El espíritu nuevo había penetrado demasiado necesaria y profundamente en todos los círculos de la vida para poder ser eliminado con teorías rancias. En Inglaterra las nuevas concepciones habían emprendido su camino seguro ya desde el siglo XVII. En Francia la reacción en lo político, y aun en parte en lo religioso, tocaba sentimientos que habían sido creados por la Revolución. Aun cuando las palabras de libertad, igualdad y fraternidad fuesen en Francia misma una pura teoría, resultaba que nadie quería tocar a ese sagrado de la Revolución. Después del cesarismo napoleónico Francia toleró el restablecimiento de la monarquía, pero ésta se hallaba condenada a pactar con la Revolución a cada paso.
En Italia y en España las ideas revolucionarias lucharon victoriosamente con los poderes del pasado y su afianzamiento penoso indicaba la catástrofe venidera. Si en Alemania se reunieron Austria y Prusia en la lucha contra la Revolución ello fue tan sólo un entreacto que, pasando por encima de todo intento de sojuzgar lo nuevo, condujo a la ruina de los sojuzgados. Si exceptuamos Rusia y la Iglesia católica, vemos que las ideas de la Revolución vencieron, mientras que las creaciones de la época restauradora no dejaron tras de sí más que ruinosos restos.
Pero es indudable que la Restauración había desenvuelto fuerzas positivas. Las flaquezas de la Ilustración y los defectos de la Revolución eran tan patentes que en muchos puntos el radicalismo resultaba incapaz de vida. Las fuerzas conservadoras evolucionaron, además, constituyendo un mundo de ideas propias y colocándose no sólo en la actitud de la repulsa sentimental, sino elaborando un programa fijo de sus propósitos.

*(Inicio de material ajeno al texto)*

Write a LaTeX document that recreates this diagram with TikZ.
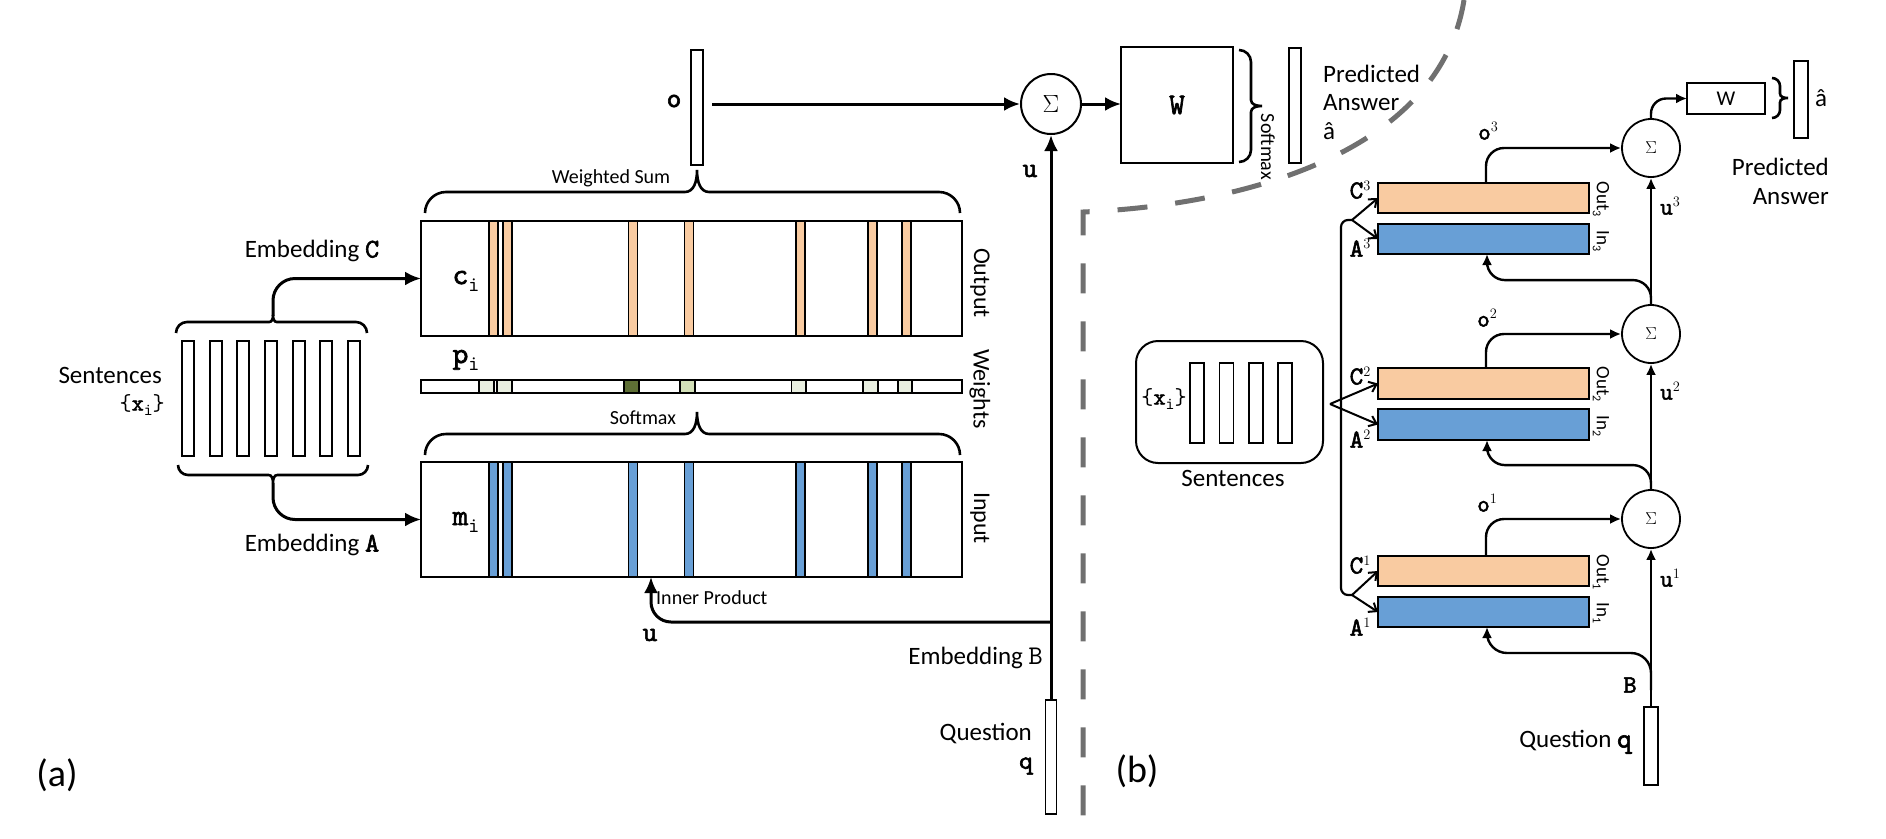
\documentclass[tikz,border=0pt]{standalone}
\usepackage{fontspec}
\setmainfont{Carlito}
\newfontfamily\mono{lmmono10-regular.otf}[BoldFont=lmmono10-regular.otf, BoldFeatures={FakeBold=2.2}]
\usetikzlibrary{arrows.meta}
\definecolor{orng}{RGB}{249,203,161}
\definecolor{blu}{RGB}{104,159,214}
\definecolor{wl}{RGB}{233,239,224}
\definecolor{wd}{RGB}{94,111,53}
\definecolor{wg}{RGB}{211,224,184}
\definecolor{dgray}{RGB}{112,112,112}
\newcommand\fs[1]{\fontsize{#1}{#1}\selectfont}
\newcommand\lowi[3]{\raisebox{-#2pt}{\fs{#3}\mono\mdseries #1}}
\newcommand\upn[1]{\raisebox{8pt}{\fs{14}$#1$}}
\newcommand\HBrace[6]{%
 \draw[brc] (#1,{#4+(#5)}) .. controls (#1,{#4+0.45*(#5)}) and ({#1+0.45*abs(#5)},#4) .. ({#1+abs(#5)},#4)
 -- ({#3-0.55*abs(#6)},#4) .. controls ({#3-0.15*abs(#6)},#4) and (#3,{#4-0.45*(#6)}) .. (#3,{#4-(#6)})
 .. controls (#3,{#4-0.45*(#6)}) and ({#3+0.15*abs(#6)},#4) .. ({#3+0.55*abs(#6)},#4)
 -- ({#2-abs(#5)},#4) .. controls ({#2-0.45*abs(#5)},#4) and (#2,{#4+0.45*(#5)}) .. (#2,{#4+(#5)});}
\newcommand\VBrace[6]{%
 \draw[brc] ({#4+(#5)},#1) .. controls ({#4+0.45*(#5)},#1) and (#4,{#1+0.45*abs(#5)}) .. (#4,{#1+abs(#5)})
 -- (#4,{#3-0.55*abs(#6)}) .. controls (#4,{#3-0.15*abs(#6)}) and ({#4-0.45*(#6)},#3) .. ({#4-(#6)},#3)
 .. controls ({#4-0.45*(#6)},#3) and (#4,{#3+0.15*abs(#6)}) .. (#4,{#3+0.55*abs(#6)})
 -- (#4,{#2-abs(#5)}) .. controls (#4,{#2-0.45*abs(#5)}) and ({#4+0.45*(#5)},#2) .. ({#4+(#5)},#2);}
\begin{document}
\begin{tikzpicture}[x=1pt,y=-1pt,
 box/.style={draw, line width=1.8pt, inner sep=0pt, outer sep=0pt, anchor=north west},
 lbl/.style={inner sep=0pt, font=\fs{25}},
 arr/.style={line width=3pt, -{Latex[length=16pt,width=14pt]}},
 barr/.style={line width=2.4pt, -{Latex[length=11pt,width=10pt]}},
 fan/.style={line width=2pt, -{Straight Barb[length=7pt,width=11pt]}},
 brc/.style={line width=2.6pt},
 sig/.style={circle, draw, line width=2pt, inner sep=0pt, minimum size=60pt},
 dsh/.style={line width=5pt, draw=dgray, dash pattern=on 30pt off 28pt}]
\useasboundingbox (0,0) rectangle (1886,838);

% ---------------- (a) ----------------
\foreach \xx [count=\k] in {182,209.7,237.3,265,292.7,320.3,348}
  \node[box, minimum width=12pt, minimum height=115pt] (sa\k) at (\xx,341) {};
\node[lbl, anchor=east] (sentA) at (162,375) {Sentences};
\node[lbl, anchor=east, font=\fs{23}] (xA) at (165,405) {\mono\{\textbf{x}\lowi{i}{5}{17}\}};
\HBrace{176}{367}{273}{322}{11}{7}
\HBrace{178}{368}{273}{475}{-10}{-8}
\node[lbl] (embC) at (312,251) {Embedding {\fs{27}\mono\bfseries C}};
\node[lbl] (embA) at (312,545) {Embedding {\fs{27}\mono\bfseries A}};

% stripes
\foreach \c in {493.5,507.5,633,689,800.5,872.5,906.5} {
  \draw[fill=orng, line width=1.2pt] (\c-4.5,221) rectangle (\c+4.5,336);
  \draw[fill=blu, line width=1.2pt] (\c-4.5,462) rectangle (\c+4.5,577);
}
\node[box, minimum width=541pt, minimum height=115pt] (outA) at (421,221) {};
\node[box, minimum width=541pt, minimum height=115pt] (inA) at (421,462) {};
\node[box, line width=1.5pt, minimum width=541pt, minimum height=13pt] (wA) at (421,380) {};
\foreach \a/\b/\col in {479/494/wl,497/512/wl,624/639/wd,680/695/wg,791.5/806/wl,863/878/wl,898/912/wl}
  \draw[fill=\col, line width=1.2pt] (\a,380) rectangle (\b,393);
\node[lbl, font=\fs{30}] (ci) at (466,281) {\mono\bfseries c\lowi{i}{7}{21}};
\node[lbl, font=\fs{30}] (pi) at (466,360) {\mono\bfseries p\lowi{i}{7}{21}};
\node[lbl, font=\fs{30}] (mi) at (466,522) {\mono\bfseries m\lowi{i}{7}{21}};
\node[lbl, rotate=-90, font=\fs{24}] (lout) at (980,283) {Output};
\node[lbl, rotate=-90, font=\fs{24}] (lw) at (980,389) {Weights};
\node[lbl, rotate=-90, font=\fs{24}] (lin) at (980,518) {Input};

\draw[arr, rounded corners=22pt] (273,316) |- (outA.west);
\draw[arr, rounded corners=22pt] (273,483) |- (inA.west);

\HBrace{425}{960}{697}{192}{21}{22}
\HBrace{425}{960}{697}{434}{21}{22}
\node[lbl, font=\fs{20}] (wsum) at (611,178) {Weighted Sum};
\node[lbl, font=\fs{20}] (smA) at (643,418) {Softmax};

% top row
\node[box, minimum width=12pt, minimum height=115pt] (oA) at (691,50) {};
\node[lbl, font=\fs{28}] (olab) at (674,101) {\mono\bfseries o};
\node[sig, minimum size=60pt] (sigA) at (1051,104) {\fs{29}$\Sigma$};
\node[box, minimum width=112pt, minimum height=116pt] (Wa) at (1121,47) {\fs{30}\mono\bfseries W};
\VBrace{50}{162}{106}{1251}{-12}{-11}
\node[lbl, rotate=-90, font=\fs{20}] (smW) at (1268,147) {Softmax};
\node[box, minimum width=12pt, minimum height=115pt] (ansA) at (1289,48) {};
\node[lbl, anchor=west] (pa1) at (1323,74) {Predicted};
\node[lbl, anchor=west] (pa2) at (1323,103) {Answer};
\node[lbl, anchor=west] (pa3) at (1323,131) {â};
\draw[arr] ([xshift=9pt]oA.east |- sigA.west) -- (sigA.west);
\draw[arr] (sigA.east) -- (sigA.east -| Wa.west);

% question a
\node[box, minimum width=11pt, minimum height=114pt] (qA) at (1045.5,700) {};
\coordinate (ju) at (1051,622);
\coordinate (ipt) at (651,577);
\draw[arr] (qA.north) -- (sigA.south);
\draw[arr, rounded corners=20pt] (ju) -| (ipt);
\node[lbl, font=\fs{20}, anchor=west] (ipl) at (656,598) {Inner Product};
\node[lbl, font=\fs{28}] (ulo) at (650,635) {\mono\bfseries u};
\node[lbl, font=\fs{28}] (uhi) at (1030,171) {\mono\bfseries u};
\node[lbl, anchor=east] (embB) at (1043,658) {Embedding {\fs{27}\mono B}};
\node[lbl, anchor=east] (qlab) at (1032,733) {Question};
\node[lbl, font=\fs{26}] (qq) at (1026,766) {\mono\bfseries q};
\node[lbl, font=\fs{38}] (la) at (57,775) {(a)};

% dashed separator
\draw[dsh] (1464,0) .. controls (1440,150) and (1250,205) .. (1083,212) -- (1083,838);

% ---------------- (b) ----------------
\node[box, fill=orng, line width=2pt, minimum width=211pt, minimum height=30pt] (out3) at (1378,183) {};
\node[box, fill=blu, line width=2pt, minimum width=211pt, minimum height=30pt] (in3) at (1378,224) {};
\node[box, fill=orng, line width=2pt, minimum width=211pt, minimum height=31pt] (out2) at (1378,368) {};
\node[box, fill=blu, line width=2pt, minimum width=211pt, minimum height=31pt] (in2) at (1378,409) {};
\node[box, fill=orng, line width=2pt, minimum width=211pt, minimum height=30pt] (out1) at (1378,556) {};
\node[box, fill=blu, line width=2pt, minimum width=211pt, minimum height=30pt] (in1) at (1378,597) {};
\node[lbl, rotate=-90, font=\fs{19}] (lo3) at (1601,199) {Out\raisebox{-4pt}{\fs{12}3}};
\node[lbl, rotate=-90, font=\fs{19}] (li3) at (1601,241) {In\raisebox{-4pt}{\fs{12}3}};
\node[lbl, rotate=-90, font=\fs{19}] (lo2) at (1601,384) {Out\raisebox{-4pt}{\fs{12}2}};
\node[lbl, rotate=-90, font=\fs{19}] (li2) at (1601,426) {In\raisebox{-4pt}{\fs{12}2}};
\node[lbl, rotate=-90, font=\fs{19}] (lo1) at (1601,572) {Out\raisebox{-4pt}{\fs{12}1}};
\node[lbl, rotate=-90, font=\fs{19}] (li1) at (1601,613) {In\raisebox{-4pt}{\fs{12}1}};

\node[sig, line width=1.8pt, minimum size=58pt] (sig3) at (1651,148) {\fs{17}$\Sigma$};
\node[sig, line width=1.8pt, minimum size=58pt] (sig2) at (1651,334) {\fs{17}$\Sigma$};
\node[sig, line width=1.8pt, minimum size=58pt] (sig1) at (1651,519) {\fs{17}$\Sigma$};
\node[box, line width=1.8pt, minimum width=14pt, minimum height=78pt] (qB) at (1644,707) {};
\node[box, line width=1.8pt, minimum width=78pt, minimum height=31pt] (Wb) at (1687,83) {\fs{21}W};
\VBrace{78}{118}{98}{1780}{-8}{-8}
\node[box, line width=1.8pt, minimum width=14pt, minimum height=77pt] (ansB) at (1794,61) {};
\node[lbl] (ahat) at (1821,98) {â};
\node[lbl, anchor=east] (pb1) at (1829,167) {Predicted};
\node[lbl, anchor=east] (pb2) at (1829,197) {Answer};

\draw[barr] (qB.north) -- (sig1.south);
\draw[barr] (sig1.north) -- (sig2.south);
\draw[barr] (sig2.north) -- (sig3.south);
\draw[barr, rounded corners=15pt] (sig3.north) |- (Wb.west);
\draw[barr, rounded corners=18pt] ([xshift=108pt]out3.north west) |- (sig3.west);
\draw[barr, rounded corners=18pt] ([xshift=108pt]out2.north west) |- (sig2.west);
\draw[barr, rounded corners=18pt] ([xshift=108pt]out1.north west) |- (sig1.west);
\draw[barr, rounded corners=18pt] (sig2.north) -- ++(0,-24) -| ([xshift=109pt]in3.south west);
\draw[barr, rounded corners=18pt] (sig1.north) -- ++(0,-24) -| ([xshift=109pt]in2.south west);
\draw[barr, rounded corners=20pt] ([yshift=17pt]qB.north) -- ++(0,-37) -| ([xshift=109pt]in1.south west);

\node[lbl, font=\fs{24}] (o3) at (1488,131) {\mono\bfseries o\upn{3}};
\node[lbl, font=\fs{24}] (o2) at (1487,318) {\mono\bfseries o\upn{2}};
\node[lbl, font=\fs{24}] (o1) at (1487,503) {\mono\bfseries o\upn{1}};
\node[lbl, font=\fs{24}] (u3) at (1670,206) {\mono\bfseries u\upn{3}};
\node[lbl, font=\fs{24}] (u2) at (1670,391) {\mono\bfseries u\upn{2}};
\node[lbl, font=\fs{24}] (u1) at (1670,578) {\mono\bfseries u\upn{1}};
\node[lbl, font=\fs{25}] (Bl) at (1630,685) {\mono\bfseries B};
\node[lbl, anchor=east] (qlb) at (1632,742) {Question {\fs{28}\mono\bfseries q}};

% sentences (b)
\node[box, line width=2pt, rounded corners=22pt, minimum width=187pt, minimum height=122pt] (sentB) at (1136,341) {};
\foreach \xx [count=\k] in {1190,1219.5,1249,1278}
  \node[box, minimum width=14pt, minimum height=80pt] (sb\k) at (\xx,363) {};
\node[lbl, font=\fs{23}] (xB) at (1164,399) {\mono\{\textbf{x}\lowi{i}{5}{17}\}};
\node[lbl] (sentBl) at (1233,478) {Sentences};

\coordinate (f3) at (1352,220);
\coordinate (f1) at (1352,595);
\coordinate (fm) at (1330,404);
\draw[line width=2.2pt, rounded corners=7pt] (f3) -- (1341,220) -- (1341,595) -- (f1);
\draw[fan] (f3) -- (out3.west);
\draw[fan] (f3) -- (in3.west);
\draw[fan] (fm) -- (out2.west);
\draw[fan] (fm) -- (in2.west);
\draw[fan] (f1) -- (out1.west);
\draw[fan] (f1) -- (in1.west);
\node[lbl, font=\fs{26}] (C3) at (1360,190) {\mono\bfseries C\upn{3}};
\node[lbl, font=\fs{26}] (A3) at (1360,248) {\mono\bfseries A\upn{3}};
\node[lbl, font=\fs{26}] (C2) at (1360,376) {\mono\bfseries C\upn{2}};
\node[lbl, font=\fs{26}] (A2) at (1360,439) {\mono\bfseries A\upn{2}};
\node[lbl, font=\fs{26}] (C1) at (1360,565) {\mono\bfseries C\upn{1}};
\node[lbl, font=\fs{26}] (A1) at (1360,627) {\mono\bfseries A\upn{1}};
\node[lbl, font=\fs{38}] (lb) at (1137,771) {(b)};
\end{tikzpicture}
\end{document}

La opinión pública, que desde la Revolución había comenzado a desplegar su influencia sobre el mundo, se puso durante poco tiempo al lado de lo nuevo, pero luego se dividió en dos bandos, en programitas y conservadores. Los viejos poderes en el Estado y en la Iglesia tuvieron muchos partidarios, que indujeron a numerosas componendas entre lo viejo y lo nuevo. La Revolución francesa y Napoleón fueron dos experiencias profundas que llevó a cabo esa generación. Nunca antes en Europa fue tan intensiva la participación de las naciones y de los individuos en los acontecimientos.
Esa generación fue conmovida por impresiones grandiosas y terribles y era inevitable que una nueva vida y un nuevo mundo de intuiciones llenaran las cabezas, como sucedió en la República Dominicana con Duarte y los trinitarios. Pero este nuevo mundo, aun cuando algunas veces se inclinara hacia ideas conservadoras, estaba imbuido del espíritu de la Ilustración y de la Revolución. Dondequiera que encontramos la prolongación del período clásico alemán, el desenvolvimiento de la ciencia moderna, las nuevas formas del Estado y de la economía, encontramos siempre algún trozo de aquellas dos fuerzas primordiales.
Los fundamentos del siglo XIX proceden en una pequeña parte de los siglos XVII y XVIII y en resumidas cuentas lo que la Revolución francesa y la Ilustración trajeron al mundo se reveló en sus elementos positivos más fuerte que todos los movimientos contrarios.